Our experience with ANTLR is a few weeks - at most, but here's what we've done so far to extract the body rule - and its dependencies, from pl/sql grammar:

Use ANTLR to generate parser/lexer/visitor Java classes for the ANTLRv4Parser.g4 grammar. We did this because extracting a subset of rules from plsql grammar requires parsing the grammar itself.
Parse PlSqlParser.g4 grammar with custom visitor method visitParserRuleSpec(ANTLRv4Parser.ParserRuleSpecContext ctx)
Walk the tree looking for target node body using if(ctx.getText().startsWith("body:"))
When finding the body: node, we grab the raw text for the rule and extract all constituent rules/tokens from its alternatives. We we don't understand ANTLR sufficiently enough to use it for this step with perhaps getChild()/Nodes, etc, so instead we use regex for extracting the rules/tokens manually, then push them onto a stack.
Repeat steps 3 and 4 recursively, saving all rules/tokens found along the way until the stack is empty.

Result
Of the 927 total rules and 2325 tokens in PL/SQL grammar, the body rule is composed of 285 rules - and nearly all the tokens.
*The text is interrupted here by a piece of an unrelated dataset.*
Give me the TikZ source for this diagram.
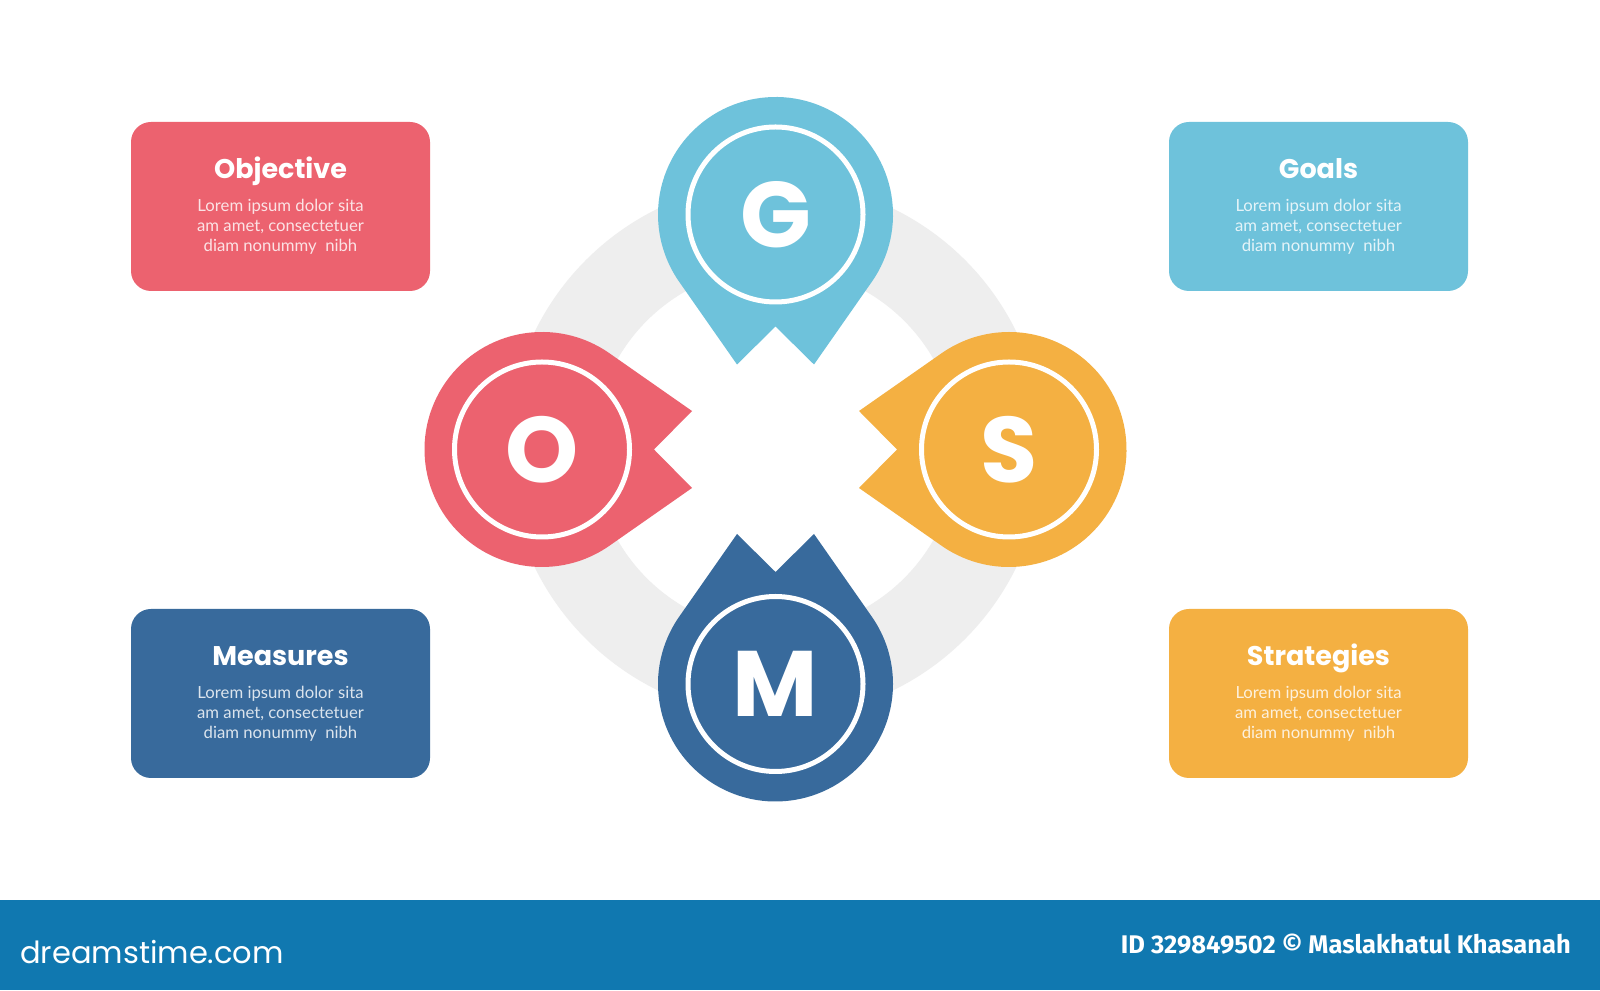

The next steps will be to parse plsql blocks from our legacy code using this partial grammar but without any C grammar rules. Assuming those tests are successful, the last step will be to merge all extracted plsql rules and tokens into the C grammar though this step must be done carefully to avoid name conflicts. An easy solution we're exploring for that is prefixing all plsql rules and tokens with a qualifier, something like this:

plsql_<rule>
PLSQL_<TOKEN>

So that's it - that's our plan. Is this approach worthwhile, or is it plagued with landmines and pitfalls not worth pursuing?

Update:
We're concerned about this note in the PL/SQL grammar readme. If case insensitivity matters to PlSql grammar but not for the C grammar; what implication will this have when we merge the two grammars?

As SQL grammar are normally not case sensitive but this grammar implementation is, you must use a custom character stream that converts all characters to uppercase before sending them to the lexer.

https://github.com/antlr/grammars-v4/tree/master/sql/plsql#readme

Thanks for listening,
Raffi

jimidle · 2023-03-11T00:21:36Z

jimidle
Mar 11, 2023

I have actually done this exact thing before, many years ago. Before ANTLR.

With ANTLR, you can switch modes in the lexer and combine parsers. But I found for this that it was easier to just match the entire EXEC SQL statement and pass it off to a different parser. It is all doable, but needs a bit of care.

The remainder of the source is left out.